Records with drawing code:
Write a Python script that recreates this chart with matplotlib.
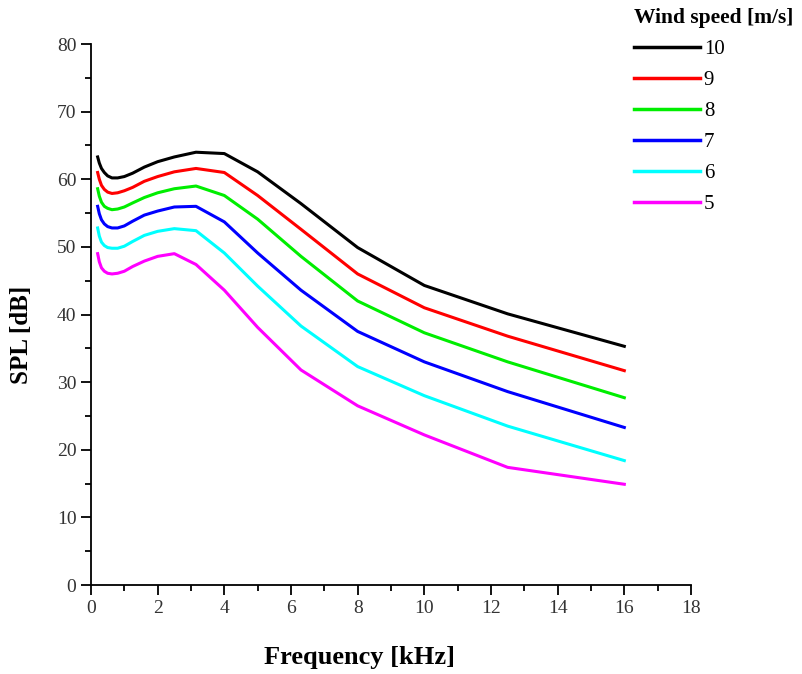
import matplotlib
matplotlib.use("Agg")
from matplotlib import pyplot as plt
from matplotlib.ticker import MultipleLocator

plt.rcParams["font.family"] = ["Liberation Serif", "DejaVu Serif"]

# one-third octave band centre frequencies [kHz]
freq = [0.2, 0.25, 0.315, 0.4, 0.5, 0.63, 0.8, 1.0, 1.25, 1.6, 2.0, 2.5,
        3.15, 4.0, 5.0, 6.3, 8.0, 10.0, 12.5, 16.0]

# SPL [dB] per wind speed [m/s]
spl_10 = [63.3, 62.4, 61.6, 61.0, 60.5, 60.2, 60.2, 60.4, 60.9, 61.8, 62.6, 63.3,
          64.0, 63.8, 61.1, 56.4, 49.9, 44.3, 40.1, 35.3]
spl_9 = [61.0, 60.0, 59.1, 58.5, 58.1, 57.9, 58.0, 58.3, 58.8, 59.7, 60.4, 61.1,
         61.6, 61.0, 57.6, 52.6, 46.0, 41.0, 36.8, 31.7]
spl_8 = [58.6, 57.5, 56.6, 56.0, 55.7, 55.5, 55.6, 55.9, 56.5, 57.3, 58.0, 58.6,
         59.0, 57.6, 54.1, 48.6, 42.0, 37.3, 33.0, 27.7]
spl_7 = [56.0, 54.9, 54.0, 53.4, 53.0, 52.8, 52.8, 53.1, 53.8, 54.7, 55.3, 55.9,
         56.0, 53.7, 49.1, 43.6, 37.5, 33.0, 28.6, 23.3]
spl_6 = [52.8, 51.6, 50.7, 50.2, 49.9, 49.8, 49.8, 50.1, 50.8, 51.7, 52.3, 52.7,
         52.4, 49.1, 44.2, 38.3, 32.3, 28.0, 23.5, 18.4]
spl_5 = [49.0, 47.8, 46.9, 46.4, 46.1, 46.0, 46.1, 46.4, 47.1, 47.9, 48.6, 49.0,
         47.4, 43.6, 38.1, 31.8, 26.5, 22.2, 17.4, 14.9]

speeds = ["10", "9", "8", "7", "6", "5"]
series = [spl_10, spl_9, spl_8, spl_7, spl_6, spl_5]
colors = ["#000000", "#ff0000", "#00ee00", "#0000ff", "#00ffff", "#ff00ff"]

fig = plt.figure(figsize=(8.03, 6.74), dpi=100)
ax = fig.add_axes([0.1133, 0.132, 0.7472, 0.8027])

for label, values, color in zip(speeds, series, colors):
    ax.plot(freq, values, color=color, lw=2.2, label=label)

ax.set_xlim(0, 18)
ax.set_ylim(0, 80)
ax.xaxis.set_major_locator(MultipleLocator(2))
ax.xaxis.set_minor_locator(MultipleLocator(1))
ax.yaxis.set_major_locator(MultipleLocator(10))
ax.yaxis.set_minor_locator(MultipleLocator(5))

for side in ("top", "right"):
    ax.spines[side].set_visible(False)
for side in ("left", "bottom"):
    ax.spines[side].set_linewidth(1.3)
ax.tick_params(which="major", direction="out", length=7, width=1.3,
               labelsize=14, colors="black")
ax.tick_params(which="minor", direction="out", length=4, width=1.3)
for lab in ax.get_xticklabels() + ax.get_yticklabels():
    lab.set_color("#333333")

ax.set_xlabel("Frequency [kHz]", fontsize=19, fontweight="bold")
ax.set_ylabel("SPL [dB]", fontsize=18, fontweight="bold")
ax.xaxis.set_label_coords(0.448, -0.113)
ax.yaxis.set_label_coords(-0.097, 0.462)

leg = ax.legend(title="Wind speed [m/s]", loc="upper left",
                bbox_to_anchor=(634 / 803, 1 - 8 / 674),
                bbox_transform=fig.transFigure, frameon=False, fontsize=15,
                handlelength=3.15, handletextpad=0.2, labelspacing=0.55,
                borderaxespad=0, borderpad=0)
leg.get_title().set_fontweight("bold")
leg.get_title().set_fontsize(15.5)
leg._legend_box.align = "left"
for line in leg.get_lines():
    line.set_linewidth(2.5)

fig.savefig("out.png", dpi=100)
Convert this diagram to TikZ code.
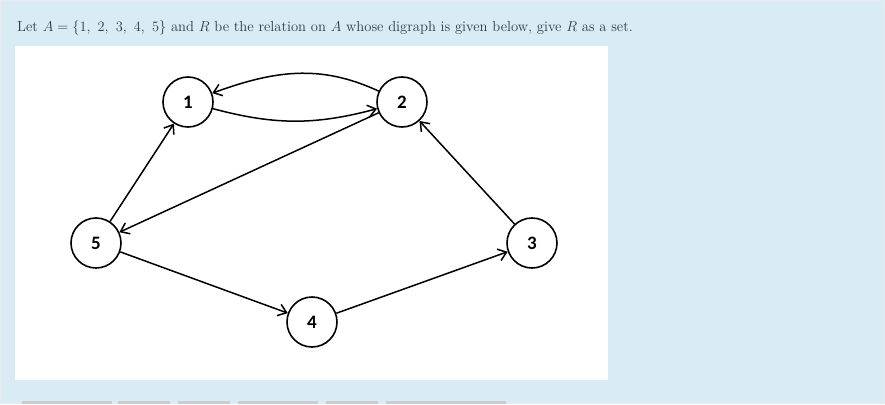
\documentclass[tikz,border=0pt]{standalone}
\usepackage{fontspec}
\newfontfamily\nodefont{Carlito}
\usetikzlibrary{arrows.meta}
\definecolor{bgblue}{HTML}{D9EBF5}
\definecolor{txt}{HTML}{2E3B48}
\begin{document}
\begin{tikzpicture}[x=1pt,y=-1pt,
  vtx/.style={draw,circle,line width=1.6pt,minimum size=50pt,inner sep=0pt,fill=white,font=\nodefont\bfseries\fontsize{19}{19}\selectfont},
  edge/.style={line width=1.5pt,-{Straight Barb[length=8pt,width=12pt]}}]
\useasboundingbox (0,0) rectangle (885,404);
\fill[bgblue] (0,0) rectangle (885,404);
\draw[bgblue!80!black!30!white,line width=1pt] (0.5,0.5) rectangle (884.5,403.5);
\node[anchor=west,text=txt,inner sep=0pt,font=\fontsize{14.6}{17}\selectfont] (q) at (17,28) {Let $A=\{1,\ 2,\ 3,\ 4,\ 5\}$ and $R$ be the relation on $A$ whose digraph is given below, give $R$ as a set.};
\fill[white] (15,46) rectangle (608,380);
\foreach \x/\w in {22/90,118/52,178/52,238/80,326/52,386/120}
  \fill[gray!40] (\x,401) rectangle ++(\w,3);
\node[vtx] (n1) at (188,102) {1};
\node[vtx] (n2) at (402,102) {2};
\node[vtx] (n5) at (96,243) {5};
\node[vtx] (n3) at (532,243) {3};
\node[vtx] (n4) at (312,322) {4};
\draw[edge] (n1) to[out=-15,in=195] (n2);
\draw[edge] (n2) to[out=155,in=20] (n1);
\draw[edge] (n2) -- (n5);
\draw[edge] (n5) -- (n1);
\draw[edge] (n3) -- (n2);
\draw[edge] (n5) -- (n4);
\draw[edge] (n4) -- (n3);
\end{tikzpicture}
\end{document}
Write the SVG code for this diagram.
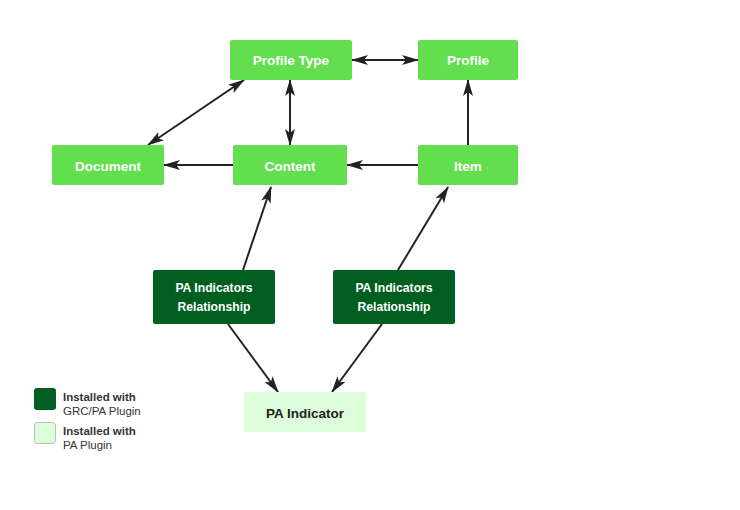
<svg xmlns="http://www.w3.org/2000/svg" width="740" height="510" viewBox="0 0 740 510">
<defs>
<marker id="ah" markerUnits="userSpaceOnUse" markerWidth="18" markerHeight="12" refX="16" refY="5" orient="auto-start-reverse" viewBox="0 0 18 10">
<path d="M0,0 L17,5 L0,10 L4,5 Z" fill="#222"/>
</marker>
<style>
.n rect{fill:#62de4f}
.d rect{fill:#005e21}
.l rect{fill:#ddfcda}
text{font-family:"Liberation Sans",Arial,sans-serif;font-weight:bold;font-size:13.5px;text-anchor:middle}
.n text,.d text{fill:#fff}
.d text{font-size:12.2px}
.l text{fill:#222}
.e line{stroke:#222;stroke-width:2;marker-end:url(#ah)}
.e line.b{marker-start:url(#ah)}
.lg text{text-anchor:start;font-size:11.5px;fill:#333}
.lg text.r{font-weight:normal}
</style>
</defs>
<rect width="740" height="510" fill="#fff"/>
<g class="e" id="connectors">
<line class="b" x1="352" y1="60" x2="418" y2="60"/>
<line class="b" x1="290" y1="80" x2="290" y2="145"/>
<line class="b" x1="148" y1="145" x2="244" y2="80"/>
<line x1="233" y1="165" x2="164" y2="165"/>
<line x1="418" y1="165" x2="347" y2="165"/>
<line x1="468" y1="145" x2="468" y2="80"/>
<line x1="243" y1="270" x2="271" y2="187"/>
<line x1="398" y1="270" x2="448" y2="187"/>
<line x1="228" y1="324" x2="278" y2="392"/>
<line x1="382" y1="324" x2="332" y2="392"/>
</g>
<g id="profile-type" class="n"><rect x="230" y="40" width="122" height="40" rx="2"/><text x="291" y="65">Profile Type</text></g>
<g id="profile" class="n"><rect x="418" y="40" width="100" height="40" rx="2"/><text x="468" y="65">Profile</text></g>
<g id="document" class="n"><rect x="52" y="145" width="112" height="40" rx="2"/><text x="108" y="171">Document</text></g>
<g id="content" class="n"><rect x="233" y="145" width="114" height="40" rx="2"/><text x="290" y="171">Content</text></g>
<g id="item" class="n"><rect x="418" y="145" width="100" height="40" rx="2"/><text x="468" y="171">Item</text></g>
<g id="rel1" class="d"><rect x="153" y="270" width="122" height="54" rx="2"/><text x="214" y="292">PA Indicators</text><text x="214" y="311">Relationship</text></g>
<g id="rel2" class="d"><rect x="333" y="270" width="122" height="54" rx="2"/><text x="394" y="292">PA Indicators</text><text x="394" y="311">Relationship</text></g>
<g id="pa-indicator" class="l"><rect x="244" y="392" width="122" height="40" rx="2"/><text x="305" y="418">PA Indicator</text></g>
<g id="legend" class="lg">
<rect x="34" y="388" width="22" height="22" rx="3" fill="#005e21"/>
<text x="63" y="401">Installed with</text><text class="r" x="63" y="415">GRC/PA Plugin</text>
<rect x="34.5" y="422.5" width="21" height="21" rx="3" fill="#ddfcda" stroke="#bbb"/>
<text x="63" y="435">Installed with</text><text class="r" x="63" y="449">PA Plugin</text>
</g>
</svg>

GIVEN PROBLEM: Repeat the lines from where the entries begin to the line with "3.15, 4.0, 5.0, 6.3, 8.0, 10.0, 12.5, 16.0]", both included. Any picture is left out.

EXERCISE SOLUTION:
Write a Python script that recreates this chart with matplotlib.
import matplotlib
matplotlib.use("Agg")
from matplotlib import pyplot as plt
from matplotlib.ticker import MultipleLocator

plt.rcParams["font.family"] = ["Liberation Serif", "DejaVu Serif"]

# one-third octave band centre frequencies [kHz]
freq = [0.2, 0.25, 0.315, 0.4, 0.5, 0.63, 0.8, 1.0, 1.25, 1.6, 2.0, 2.5,
        3.15, 4.0, 5.0, 6.3, 8.0, 10.0, 12.5, 16.0]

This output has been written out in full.